An example of this notion that a woman "has a place" came recently while I was trying to negotiate a fairly sizable purchase that was going to be split among three friends. Dealings aside, a female friend of mine was there with me, staying out of the conversation. When she had finally had enough of what had become a circular argument, she bluntly spelled out the only terms we would accept, and if that was not going work, so be it. The salesman's reaction was something along the lines of "how dare she speak up; can't she see that men are talking?" A follow-up message from him implied that she was "difficult" and discounted her involvement in the conversation at all. I'm sure his mamma would be proud of him.
But that's the thing -- I have heard stories of generations of men having a similar belief that their wife or daughter should not speak up "when men are talking." Similar subjugation happened at large family gatherings, when the men the house got fed first, women fed the kids, and then the same folks who worked to prepare the meal ate last. Make the mistake of breaking this "natural order" of things and run the risk of something being said or at least a lot of condescending stares. It must have been written somewhere. I'm sure there is a Bible verse that somebody could point me to. What the hell, man?

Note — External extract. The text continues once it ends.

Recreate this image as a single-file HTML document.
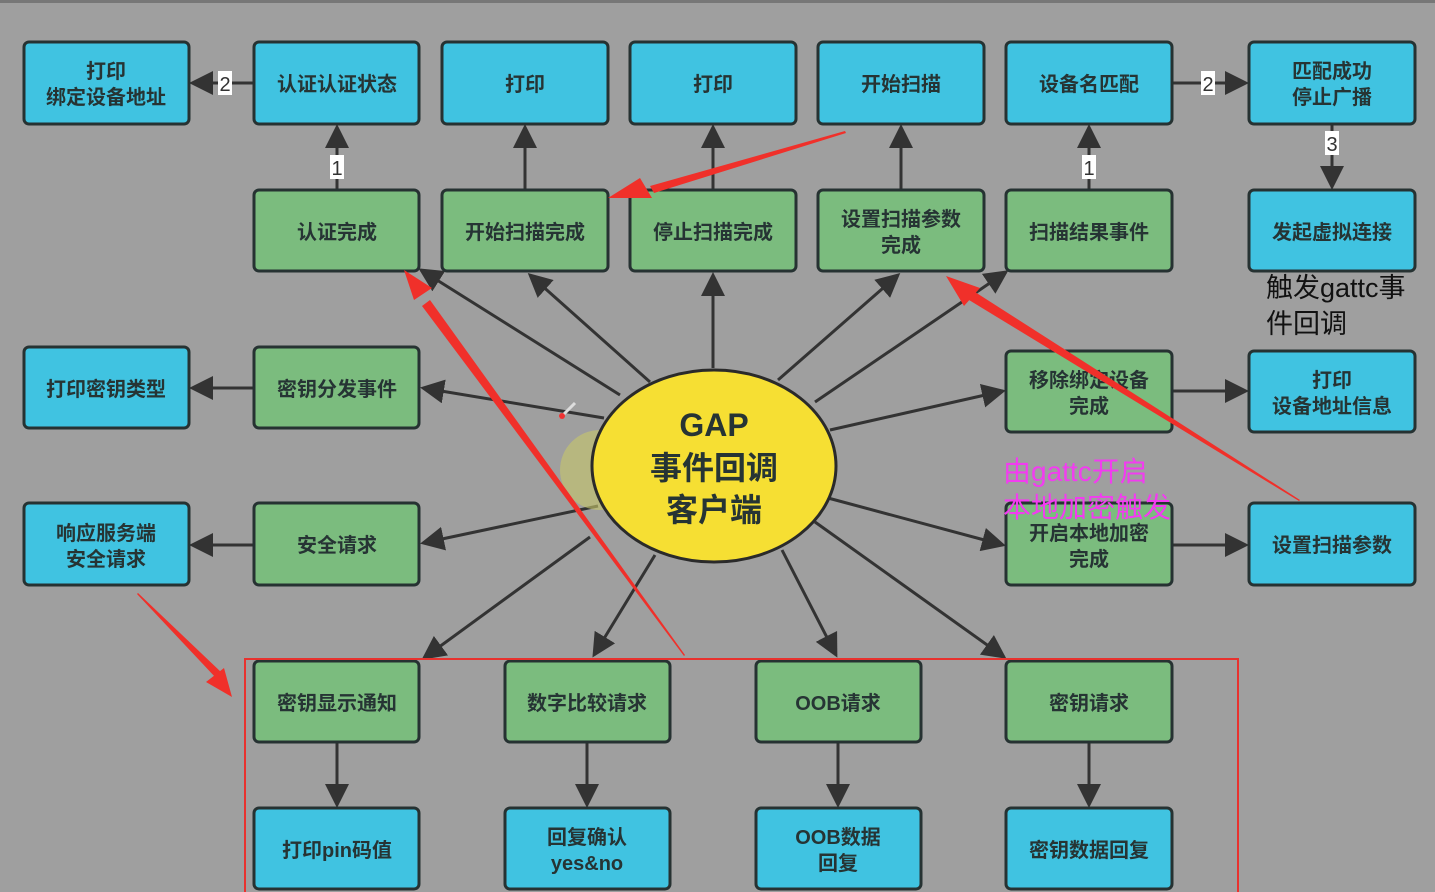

There has been a lot of studies done of gender equity in the workplace. For a man, being married and having a baby on the way is to put your career on steroids. I am not sure why that is -- perhaps you guarantee their loyalty when, no matter how pissed off they get, they still have to answer the basic question of "How am I gonna provide for that little baby at home?" For women, it is almost the exact opposite. It means time away from work for maternity leave, doctors appointments and even the possibility that -- shock, surprise -- it could happen more than once. Even those that don't have children are secretly looked upon as a liability that they someday might. Somehow, many managers have convinced themselves that your gender is as big a liability as not possessing a skill to do your job. Again, what the hell, man?

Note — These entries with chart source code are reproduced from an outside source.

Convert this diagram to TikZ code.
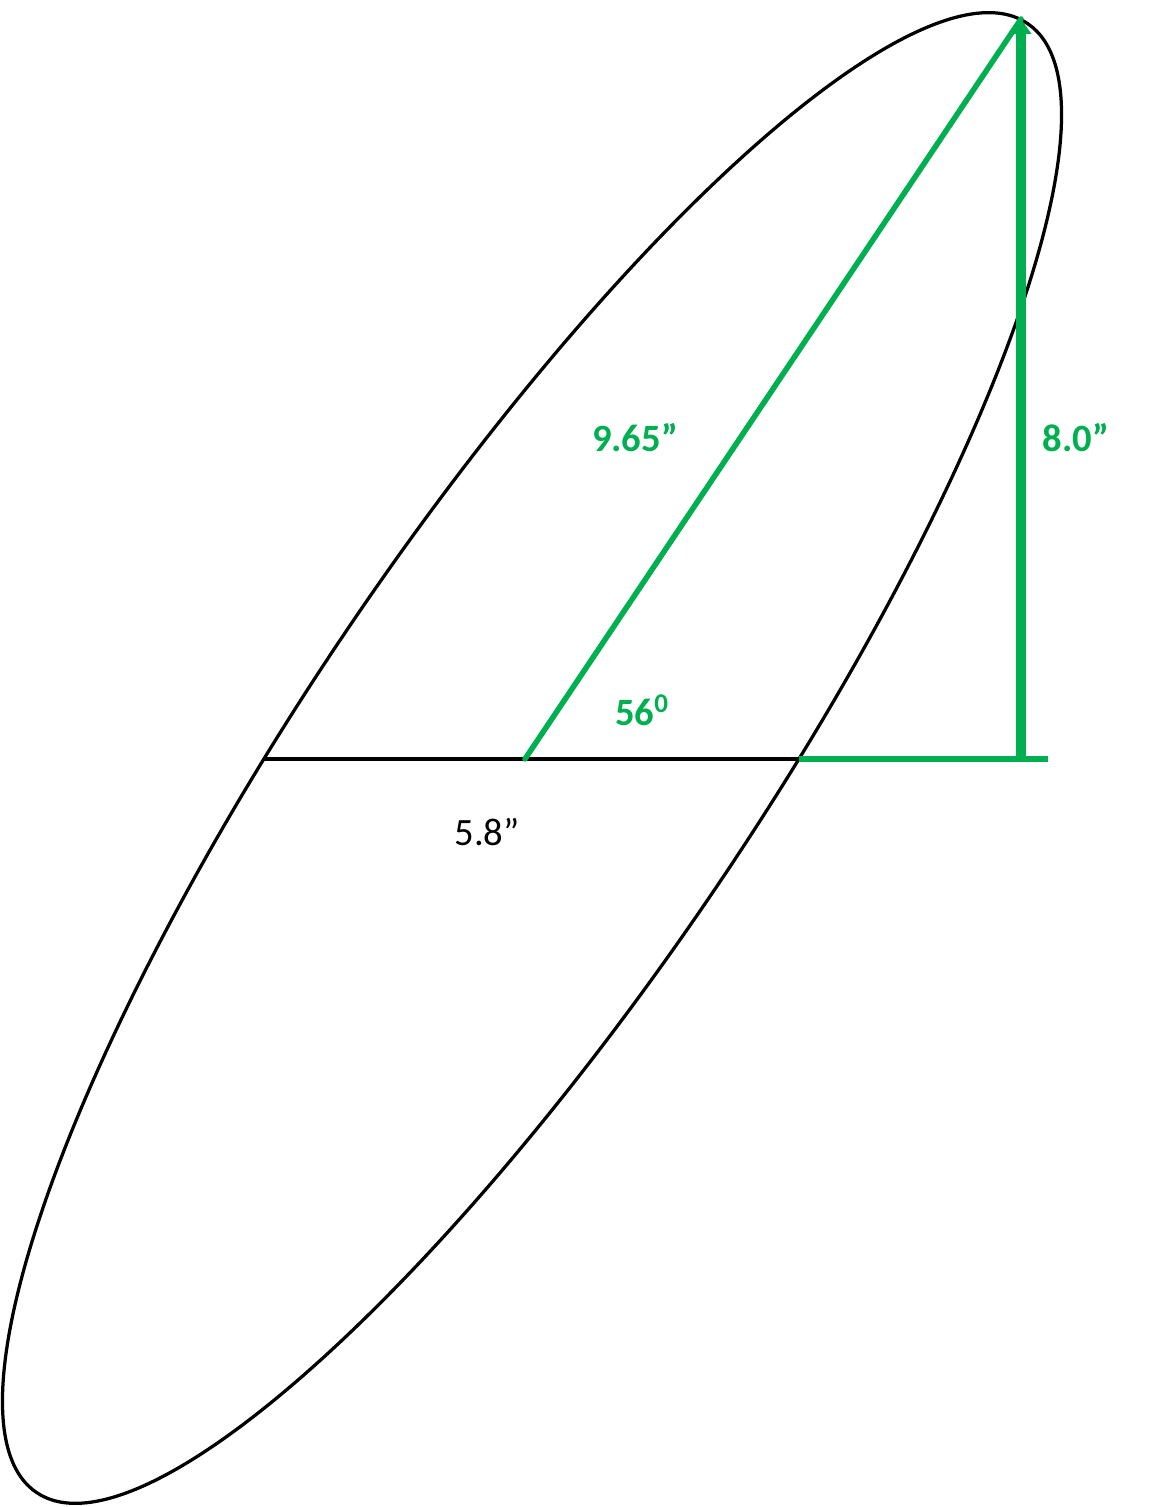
\documentclass[tikz,border=0pt]{standalone}
\usepackage{fontspec}
\setmainfont{Carlito}
\usetikzlibrary{arrows.meta}
\definecolor{ogreen}{HTML}{00B050}
\begin{document}
\begin{tikzpicture}[x=0.02cm,y=0.02cm,
  outline/.style={draw=black, line width=0.065cm},
  chordline/.style={draw=black, line width=0.08cm},
  gline/.style={draw=ogreen, line width=0.11cm},
  gthick/.style={draw=ogreen, line width=0.2cm, -{Triangle[width=0.4cm,length=0.3cm]}},
  glabel/.style={text=ogreen, font=\fontsize{22}{26}\selectfont\bfseries, anchor=base, inner sep=0pt},
  blabel/.style={text=black, font=\fontsize{22}{26}\selectfont, anchor=base, inner sep=0pt}]
\useasboundingbox (0,0) rectangle (1174,1507);
% ellipse
\coordinate (C) at (532,749);
\draw[outline, rotate around={56:(C)}] (C) ellipse [x radius=886, y radius=225];
% key points
\coordinate (L) at (264,748);
\coordinate (D) at (525,748);
\coordinate (R) at (799,748);
\coordinate (F) at (1021,748);
\coordinate (E) at (1048,748);
\coordinate (T) at (1021,1488);
% chord
\draw[chordline] (L) -- (R);
% green lines
\draw[gline] (R) -- (E);
\draw[gline, line cap=round] (D) -- (T);
\draw[gthick] (F) -- (T);
% labels
\node[glabel] (l965) at (635,1055) {9.65”};
\node[glabel] (l80) at (1076,1055) {8.0”};
\node[glabel] (l56) at (642,781) {56\textsuperscript{0}};
\node[blabel] (l58) at (487,661) {5.8”};
\end{tikzpicture}
\end{document}
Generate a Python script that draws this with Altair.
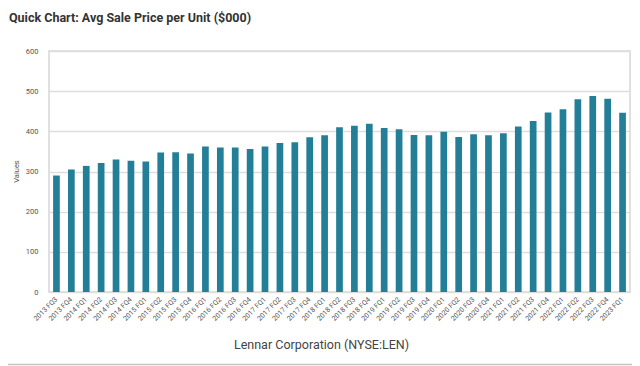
import altair as alt
import pandas as pd

quarters = [
    "2013 FQ3", "2013 FQ4",
    "2014 FQ1", "2014 FQ2", "2014 FQ3", "2014 FQ4",
    "2015 FQ1", "2015 FQ2", "2015 FQ3", "2015 FQ4",
    "2016 FQ1", "2016 FQ2", "2016 FQ3", "2016 FQ4",
    "2017 FQ1", "2017 FQ2", "2017 FQ3", "2017 FQ4",
    "2018 FQ1", "2018 FQ2", "2018 FQ3", "2018 FQ4",
    "2019 FQ1", "2019 FQ2", "2019 FQ3", "2019 FQ4",
    "2020 FQ1", "2020 FQ2", "2020 FQ3", "2020 FQ4",
    "2021 FQ1", "2021 FQ2", "2021 FQ3", "2021 FQ4",
    "2022 FQ1", "2022 FQ2", "2022 FQ3", "2022 FQ4",
    "2023 FQ1",
]
values = [
    290, 305,
    314, 321, 330, 327,
    325, 347, 348, 345,
    362, 360, 360, 356,
    362, 371, 373, 385,
    390, 410, 414, 419,
    408, 405, 391, 390,
    399, 386, 393, 390,
    395, 412, 426, 447,
    455, 480, 488, 481,
    446,
]
y_ticks = [0, 100, 200, 300, 400, 500, 600]
chart_title = ["Quick Chart: Avg Sale Price per Unit ($000)"]
x_title = "Lennar Corporation (NYSE:LEN)"
y_title = "Values"

df = pd.DataFrame({"quarter": quarters, "value": values})
title_df = pd.DataFrame({"t": chart_title})
one = pd.DataFrame({"k": [0]})

W, H = 581, 241
FONT = "Roboto"

bars = alt.Chart(df).mark_bar(color="#237f98").encode(
    x=alt.X(
        "quarter:N",
        sort=quarters,
        scale=alt.Scale(paddingInner=0.55, paddingOuter=0.275),
        axis=alt.Axis(
            title=x_title,
            labelAngle=-45,
            labelAlign="right",
            labelBaseline="middle",
            labelFontSize=7,
            labelColor="#555555",
            labelFont=FONT,
            labelPadding=6,
            labelOverlap=False,
            ticks=False,
            domain=False,
            titleFont=FONT,
            titleFontSize=12.5,
            titleFontWeight="normal",
            titleColor="#444444",
            titleX=272,
            titleY=52,
            titleAlign="center",
            titleBaseline="middle",
        ),
    ),
    y=alt.Y(
        "value:Q",
        scale=alt.Scale(domain=[0, 600], nice=False),
        axis=alt.Axis(
            title=y_title,
            values=y_ticks,
            grid=True,
            gridColor="#dedede",
            gridWidth=1.5,
            ticks=False,
            domain=False,
            labelFont=FONT,
            labelFontSize=7.5,
            labelColor="#555555",
            labelPadding=11,
            titleFont=FONT,
            titleFontSize=7.5,
            titleFontWeight="normal",
            titleColor="#555555",
            titleX=-33,
            titleY=120,
            titleAlign="center",
            titleBaseline="middle",
            titleAngle=270,
        ),
    ),
)

title = alt.Chart(title_df).mark_text(
    align="left",
    baseline="alphabetic",
    font=FONT,
    fontSize=12.5,
    fontWeight="bold",
    color="#333333",
).encode(x=alt.value(-40), y=alt.value(-29.5), text="t:N")

bottom_rule = alt.Chart(one).mark_rule(color="#c4c4c4", strokeWidth=1.5).encode(
    x=alt.value(-41), x2=alt.value(583), y=alt.value(313.5)
)

chart = alt.layer(bars, title, bottom_rule).properties(
    width=W,
    height=H,
    autosize=alt.AutoSizeParams(type="none"),
    padding={"left": 41, "top": 43, "right": 2, "bottom": 74},
).configure_view(stroke="#d6d6d6", strokeWidth=1.5)

chart.save("out.html", embed_options={"renderer": "svg", "actions": False})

One of the tenants of chivalry (a subject in which I am by no means an expert) is graciousness towards women. That's admirable, but one the top tenants is of duty to all people regardless of affiliations or societal stature. Sure, the Wikipedia entry says "... all Christians," but let's go with the belief that we are all children of God. If I were to put that in more modern terms, stop being a chauvinist idiot. We do not have to yell at each other at city council meetings. Being elected to an office does not mean you get to work very little and fleece taxpayers when the opportunity presents itself. Stop being a jerk to the lady at the office because it suits your ego. You fail the "nice guy" test when you infantilize a woman to just being a "whiner" or hormonal rather than as someone with an opinion just as valid as your own.

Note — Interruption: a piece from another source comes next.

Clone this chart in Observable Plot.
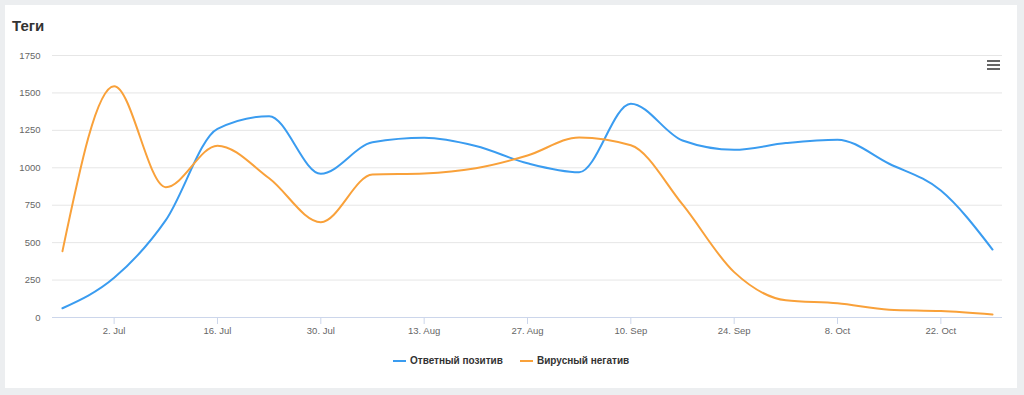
<!DOCTYPE html>
<html><head><meta charset="utf-8">
<script src="https://cdn.jsdelivr.net/npm/d3@7"></script>
<script src="https://cdn.jsdelivr.net/npm/@observablehq/plot@0.6"></script>
<style>
html,body{margin:0;padding:0;}
body{background:#eceef0;width:1024px;height:395px;overflow:hidden;position:relative;font-family:"Liberation Sans",Arial,Helvetica,sans-serif;}
#card{position:absolute;left:5px;top:5px;width:1012px;height:383px;background:#fff;}
#chart{position:absolute;left:0;top:0;}
#title{position:absolute;left:12px;top:17px;font-size:15px;font-weight:bold;color:#333;line-height:18px;}
.menu{position:absolute;left:987px;width:13px;height:2px;background:#666;}
.leg{position:absolute;top:355px;font-size:10px;font-weight:bold;color:#333;line-height:12px;white-space:nowrap;}
.sym{position:absolute;top:360px;width:13px;height:2px;}
</style>
</head><body>
<div id="card"></div>
<div id="chart"></div>
<div id="title">Теги</div>
<div class="menu" style="top:60px"></div>
<div class="menu" style="top:64px"></div>
<div class="menu" style="top:68px"></div>
<div class="sym" style="left:393px;background:#3a9cf0"></div>
<div class="leg" style="left:410px">Ответный позитив</div>
<div class="sym" style="left:520px;background:#f9a13a"></div>
<div class="leg" style="left:537px">Вирусный негатив</div>
<script>
const dates = ["2018-06-25","2018-07-02","2018-07-09","2018-07-16","2018-07-23","2018-07-30","2018-08-06","2018-08-13","2018-08-20","2018-08-27","2018-09-03","2018-09-10","2018-09-17","2018-09-24","2018-10-01","2018-10-08","2018-10-15","2018-10-22","2018-10-29"];
const positive = [62, 265, 650, 1260, 1345, 960, 1170, 1200, 1145, 1030, 970, 1428, 1182, 1120, 1165, 1188, 1027, 848, 454];
const negative = [443, 1545, 870, 1148, 930, 637, 955, 962, 997, 1082, 1203, 1150, 755, 303, 115, 95, 52, 43, 20];
const seriesNames = ["Ответный позитив", "Вирусный негатив"];
const seriesColors = ["#3a9cf0", "#f9a13a"];
const yTicks = [0, 250, 500, 750, 1000, 1250, 1500, 1750];
const xTickDates = ["2018-07-02","2018-07-16","2018-07-30","2018-08-13","2018-08-27","2018-09-10","2018-09-24","2018-10-08","2018-10-22"];
const xTickLabels = ["2. Jul","16. Jul","30. Jul","13. Aug","27. Aug","10. Sep","24. Sep","8. Oct","22. Oct"];

const parse = s => new Date(s + "T00:00:00Z");
const rows = [];
dates.forEach((d, i) => {
  rows.push({date: parse(d), value: positive[i], series: seriesNames[0]});
  rows.push({date: parse(d), value: negative[i], series: seriesNames[1]});
});
const xt = xTickDates.map(parse);
const labelMap = new Map(xt.map((d, i) => [+d, xTickLabels[i]]));
const pad = 1.35 * 864e5;
const x0 = new Date(+parse(dates[0]) - pad), x1 = new Date(+parse(dates[dates.length-1]) + pad);

const chart = Plot.plot({
  width: 1024, height: 395,
  marginLeft: 52, marginRight: 22, marginTop: 55, marginBottom: 78,
  style: {background: "transparent", fontFamily: "'Liberation Sans', Arial, sans-serif", fontSize: "9.5px"},
  x: {type: "utc", domain: [x0, x1]},
  y: {domain: [0, 1750]},
  color: {domain: seriesNames, range: seriesColors},
  marks: [
    Plot.ruleY(yTicks.slice(1), {stroke: "#e6e6e6", strokeWidth: 1}),
    Plot.ruleY([0], {stroke: "#ccd6eb", strokeWidth: 1}),
    Plot.axisY({ticks: yTicks, tickSize: 0, tickPadding: 12, label: null, fill: "#666", tickFormat: d => String(d)}),
    Plot.axisX({ticks: xt, tickSize: 7, tickPadding: 3, stroke: "#ccd6eb", fill: "#666", label: null, tickFormat: d => labelMap.get(+d)}),
    Plot.line(rows, {x: "date", y: "value", z: "series", stroke: "series", strokeWidth: 2, curve: "monotone-x"})
  ]
});
document.getElementById("chart").appendChild(chart);
</script>
</body></html>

Nothing in this post is particularly surprising. It really should be common sense and common decency. But I know that neither of those things are so common. I am also of the mindset that a majority of folks are good-natured and behave with that decency that is expected of everyone -- and that they occasionally slip up and make mistakes. The good lord knows I do. So, while the three-ring circus plays itself out in our halls of government, maybe we can be better role-models to them. We should expect better of each other, and of the yahoos we elect to serve us.